Death and State Funeral

On the afternoon of December 2, 1985, the state news agency ADN solemnly announced that “Comrade Heinz Hoffmann, a true son of the working class and loyal fighter for the cause of socialism, has passed away.” The regime moved swiftly to accord him the highest honors. His body lay in state at the Ministry of National Defense, where thousands of uniformed soldiers and civilians filed past in a carefully choreographed display of grief. On December 6, a state funeral was held at the Friedrichsfelde Central Cemetery in East Berlin, the resting place of such luminaries as Rosa Luxemburg and Karl Liebknecht. The ceremony drew Warsaw Pact defense ministers and a phalanx of SED politburo members, with General Secretary Honecker delivering a eulogy that praised Hoffmann as “an unshakable internationalist” who had devoted his life to “the protection of peace and the socialist fatherland.”

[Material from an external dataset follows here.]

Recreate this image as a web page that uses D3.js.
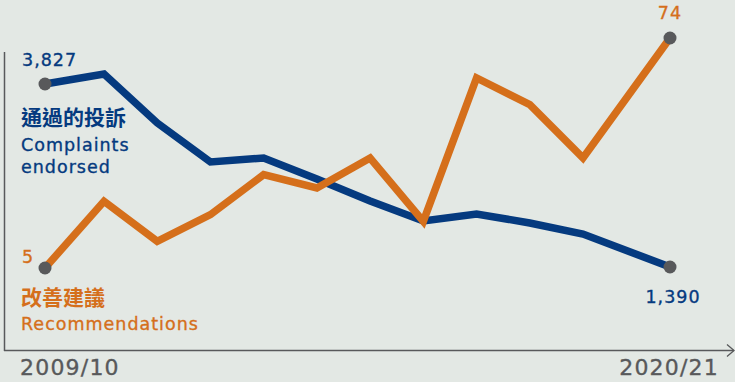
<!DOCTYPE html>
<html><head><meta charset="utf-8">
<script src="https://cdn.jsdelivr.net/npm/d3@7"></script>
<style>
html,body{margin:0;padding:0;background:#e3e8e4;}
svg{display:block;}
text{font-family:"DejaVu Sans","Noto Sans CJK TC",sans-serif;}
</style></head>
<body><svg id="c" width="735" height="382"></svg>
<script>
const years = ["2009/10","2010/11","2011/12","2012/13","2013/14","2014/15","2015/16","2016/17","2017/18","2018/19","2019/20","2020/21"];
const complaints = [3827,3960,3308,2788,2842,2562,2269,2003,2096,1976,1829,1390];
const recommendations = [5,25,13,21,33,29,38,19,62,54,38,74];
const complaintsLabel = ["通過的投訴","Complaints","endorsed"];
const recLabel = ["改善建議","Recommendations"];

const blue = "#053a7f", orange = "#d56f1b", grey = "#58595b";
const svg = d3.select("#c");

const x = d3.scaleLinear().domain([0,1,10,11]).range([45,104,583,670]);
const yC = d3.scaleLinear().domain([1390,3827]).range([267,84]);
const yR = d3.scaleLinear().domain([5,74]).range([268,38]);

// axes
svg.append("line").attr("x1",4.5).attr("x2",4.5).attr("y1",52).attr("y2",351)
  .attr("stroke",grey).attr("stroke-width",1.5);
svg.append("line").attr("x1",4).attr("x2",734).attr("y1",350.5).attr("y2",350.5)
  .attr("stroke",grey).attr("stroke-width",1.5);
svg.append("path").attr("d","M727,344.5L734,350.5L727,356.5").attr("fill","none")
  .attr("stroke",grey).attr("stroke-width",1.3);

const line = (ys, vals) => d3.line().x((d,i)=>x(i)).y(d=>ys(d))(vals);
svg.append("path").attr("d",line(yC,complaints)).attr("fill","none")
  .attr("stroke",blue).attr("stroke-width",7.5).attr("stroke-linejoin","miter");
svg.append("path").attr("d",line(yR,recommendations)).attr("fill","none")
  .attr("stroke",orange).attr("stroke-width",7.5).attr("stroke-linejoin","miter");

// end dots
const last = years.length-1;
[[0,yC(complaints[0])],[last,yC(complaints[last])],[0,yR(recommendations[0])],[last,yR(recommendations[last])]]
 .forEach(([i,yy])=>svg.append("circle").attr("cx",x(i)).attr("cy",yy).attr("r",6.5).attr("fill",grey));

const fmt = d3.format(",");
function txt(xp, yp, s, col, size, anchor, ls){
  return svg.append("text").attr("x",xp).attr("y",yp).text(s)
    .attr("fill",col).attr("stroke",col).attr("stroke-width",0.35)
    .attr("font-size",size).attr("text-anchor",anchor||"start").attr("letter-spacing",ls==null?1:ls);
}
// value labels
txt(22, 66, fmt(complaints[0]), blue, 17.5);
txt(x(last)+3, yC(complaints[last])+36, fmt(complaints[last]), blue, 17.5, "middle");
txt(22, 263, fmt(recommendations[0]), orange, 17.5);
txt(x(last), yR(recommendations[last])-19, fmt(recommendations[last]), orange, 17.5, "middle");

// series labels
svg.append("text").attr("x",21).attr("y",125).text(complaintsLabel[0])
  .attr("fill",blue).attr("font-size",21).attr("font-weight",700).attr("font-family","Noto Sans CJK TC");
txt(21, 151, complaintsLabel[1], blue, 17.5);
txt(21, 173, complaintsLabel[2], blue, 17.5);
svg.append("text").attr("x",21).attr("y",305).text(recLabel[0])
  .attr("fill",orange).attr("font-size",21).attr("font-weight",700).attr("font-family","Noto Sans CJK TC");
txt(21, 330, recLabel[1], orange, 17.5);

// x tick labels
txt(20, 375, years[0], grey, 22, "start", 1.2);
txt(719, 375, years[last], grey, 22, "end", 1.2);
</script></body></html>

The funeral procession, complete with a gun carriage and military honors, was a masterful piece of stagecraft intended to project continuity and resolve. Yet among Western observers and many East German citizens, the pageantry felt hollow—a ritual for a system that had lost its moral compass. His burial in the Pergolenweg section of the cemetery, reserved for the party elite, symbolized the entrenched power of a gerontocracy increasingly disconnected from the populace.

Succession and Legacy

Within days, Heinz Kessler, a loyal subordinate who shared Hoffmann’s hardline views, was appointed as the new defense minister. Kessler would continue his predecessor’s militarization policies, including the expansion of the Combat Groups of the Working Class and the fortification of the inner-German border. But the world was changing. Mikhail Gorbachev’s rise in the Soviet Union soon introduced glasnost and perestroika, which Hoffmann, had he lived, would undoubtedly have opposed with every fiber of his being. The NVA he built, a force of 170,000 soldiers, would find itself obsolete by 1990, swallowed up in the reunification process.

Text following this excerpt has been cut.